I really think that they are all generally alike, those geezers.  Whether they have blue hair, black hair, white hair, grey hair, curly hair, straight hair, red hair or no hair, they are all generally the same.  They take naps holding fishing poles, teach their grandkids ridiculous jokes, take too many vacations, cook the best cakes, let you lick the spoon, play bridge in their neighbor’s kitchen and cheer when they win a dollar.  They tell their deepest secrets to their hair dressers and barbers, drink liquor straight up, keep all their receipts in filing cabinets in the attic, throw quilts on furniture that needs reupholstering, smell like tobacco and shampoo and grab you too hard when they want you to listen.  And listen we should, because they have years of wisdom and hardship and grade A scotch behind those eyes.  They know more than we will ever know.  That is, of course, unless we listen.

So here is where I make a plug.  Though, this isn’t a plug for me or for my blog or for a teaching job.  This is a plug for the old, the tired (though this time not for the poor or those huddled masses).
Whether the elderly one in your life is your mom, your sister, your grandpa, your uncle or your dog, there is never a day so short that you simply can not find time for them.  Of course they are odd, of course they are finicky, of course (most humans excluded) they drool.  Of course they are going to lecture you to sit up straight, drink your milk and stop fidgeting. (And I’m sorry, this won’t even stop when your 54.)  Maybe it’s inconvenient to stop by, or maybe you’re worried it will lower your self esteem 6 notches to be criticized, or maybe you’re just avoiding that big sloppy kiss that comes right before you leave.  Whatever the reason, it’s inconsequential.  Because these are the people who drove you to ballet, scrubbed the dirt out of your scrapes, can their fruit for you every fall, write you checks every birthday, buy you sweaters that are hideous, donate to charities you love and always remember how you take your coffee.  They love you unconditionally, and without pause.  They adore hearing about your life, even if they can’t actually hear.

Of the roughly 39 million of people in the United States over the age of 65, somewhere around 5 million have Alzheimer’s.  These 5 million still make their weekly trip to the beauty parlor, still buy their favorite cigars, still attend bridge parties, hold their grand babies, secretly break their diabetic diets, ride their bikes and still eat at table 55 every second Sunday.  There isn’t a cure for Alzheimer’s (yet), but there is a mentality that you can subscribe to, and that is rooted in support.

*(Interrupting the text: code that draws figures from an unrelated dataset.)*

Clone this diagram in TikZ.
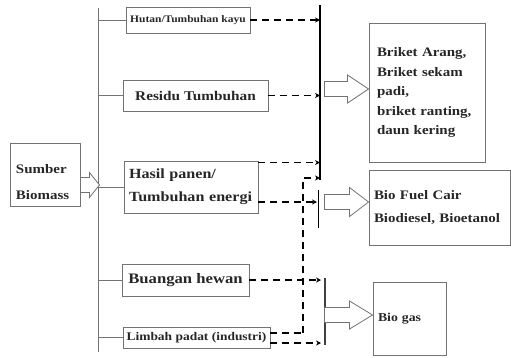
\documentclass[tikz,border=0pt]{standalone}
\usepackage{fontspec}
\setmainfont{Liberation Serif}[FakeStretch=1.15]
\usetikzlibrary{arrows.meta,calc}
\begin{document}
\begin{tikzpicture}[x=1pt,y=-1pt,
  box/.style={draw=black!55, line width=0.9pt, inner sep=0pt, text=black!85},
  lbl/.style={inner sep=0pt, text=black!85},
  thinln/.style={draw=black!55, line width=0.8pt},
  dsh/.style={draw=black, line width=1.4pt, dash pattern=on 7pt off 5pt},
  tip/.style={-{Stealth[length=5pt,width=5pt]}},
  barr/.style={draw=black!55, line width=0.8pt, fill=white, line join=miter},
  pics/blockarrow/.style args={#1/#2/#3/#4}{code={
    \draw[barr] (0,-#3) -- (#2,-#3) -- (#2,-#4) -- (#1,0) -- (#2,#4) -- (#2,#3) -- (0,#3) -- cycle;}}
]
\useasboundingbox (0,0) rectangle (511,357);

% source box
\node[box, minimum width=70pt, minimum height=63pt] (src) at (45,174.5) {};
\node[lbl, align=left, text width=58pt, font=\fontsize{13}{26}\selectfont\bfseries] (srct) at (45,182) {Sumber\\Biomass};

% main trunk
\coordinate (vt) at (98,8);
\coordinate (vb) at (98,352);
\draw[thinln] (vt) -- (vb);

% source boxes
\node[box, minimum width=124pt, minimum height=26pt, font=\fontsize{10}{12}\selectfont\bfseries] (hut) at (188,20) {Hutan/Tumbuhan kayu};
\node[box, minimum width=145pt, minimum height=31pt, font=\fontsize{13.3}{15}\selectfont\bfseries] (res) at (195.5,95.5) {Residu Tumbuhan};
\node[box, minimum width=134pt, minimum height=52pt, align=left, text width=124pt, font=\fontsize{14}{23}\selectfont\bfseries] (has) at (191,187) {Hasil panen/\\Tumbuhan energi};
\node[box, minimum width=127pt, minimum height=32pt, font=\fontsize{14.5}{16}\selectfont\bfseries] (bua) at (185.5,280) {Buangan hewan};
\node[box, minimum width=147pt, minimum height=21pt, font=\fontsize{11.7}{13}\selectfont\bfseries] (lim) at (196.5,337.5) {Limbah padat (industri)};

% branches
\foreach \n in {hut,res,has,bua,lim}
  \draw[thinln] (\n.west -| vt) -- (\n.west);

% block arrow from source
\pic at ($(src.east)+(0,10.5)$) {blockarrow=19/9/7.5/12.5};

% product boxes
\node[box, minimum width=116pt, minimum height=139pt, align=left, text width=100pt, font=\fontsize{13}{19.5}\selectfont\bfseries] (bri) at (427,92.5) {Briket Arang,\\Briket sekam\\padi,\\briket ranting,\\daun kering};
\node[box, minimum width=141pt, minimum height=75pt, align=left, text width=131pt, font=\fontsize{13}{23}\selectfont\bfseries] (bio) at (439.5,207.5) {Bio Fuel Cair\\Biodiesel, Bioetanol};
\node[box, minimum width=73pt, minimum height=73pt, align=left, text width=63pt, font=\fontsize{12}{14}\selectfont\bfseries] (gas) at (409.5,318.5) {Bio gas};

% collectors
\coordinate (kt) at (320,5);
\coordinate (kb) at (320,180);
\draw[line width=2.2pt] (kt) -- (kb);
\coordinate (bft) at (318,190);
\coordinate (bfb) at (318,228);
\draw[line width=1pt] (bft) -- (bfb);
\coordinate (bgt) at (325,278);
\coordinate (bgb) at (325,345);
\draw[line width=1.3pt, draw=black!75] (bgt) -- (bgb);
\coordinate (dvt) at (303,178);
\coordinate (dvb) at (303,333);

% dashed connectors
\draw[dsh,tip] (hut.east) -- (hut.east -| kt);
\draw[dsh,tip] (res.east) -- (res.east -| kt);
\draw[dsh,tip] ($(has.north east)+(0,2)$) -- ($(has.north east -| kt)+(0,2)$);
\draw[dsh,tip,shorten >=1pt] ($(has.east)+(0,15)$) -- ($(has.east -| bft)+(0,15)$);
\draw[dsh,tip] (dvb) -- (dvt) -- (dvt -| kt);
\draw[dsh] ($(lim.east)+(0,-4.5)$) -- ($(lim.east -| dvb)+(0,-4.5)$);
\draw[dsh,tip,shorten >=4pt] ($(lim.east)+(0,5.5)$) -- ($(lim.east -| bgt)+(0,5.5)$);
\draw[dsh,tip,shorten >=4pt] (bua.east) -- (bua.east -| bgt);

% block arrows to products
\pic at ($(bri.west)+(-44,-3.5)$) {blockarrow=44/23/7.5/14};
\pic at ($(bio.west)+(-44,-5.5)$) {blockarrow=44/25/7.5/14.5};
\pic at ($(gas.west)+(-48,-3.5)$) {blockarrow=48/25/7.5/14};
\end{tikzpicture}
\end{document}
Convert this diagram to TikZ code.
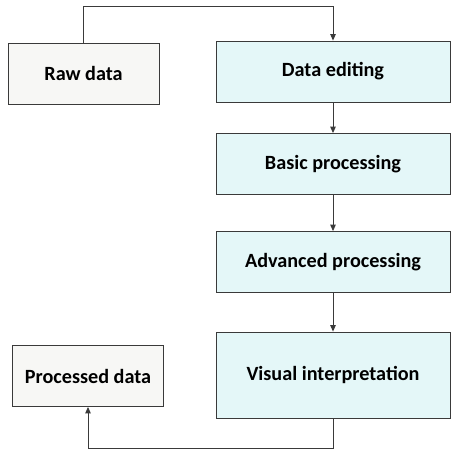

You can support those little wise cracking, soup slurping, wrinkly old people who for years have taught you life lessons and lovingly pinched your cheeks raw, by taking a cue from Bing Crosby and trying a little tenderness.  You can support them by taking them to dinner with their Golden Buckeye card, popping in with a jigsaw puzzle, joining them for their daily dose of As the World Turns, and paying attention.

Visit the old person in your life today, tomorrow, Maunday, Tuesday, Thursday, Wednesday.  I promise you’ll have a good time and I swear that it will be riot, if you let it.  Because like whiskey, people just get better with age.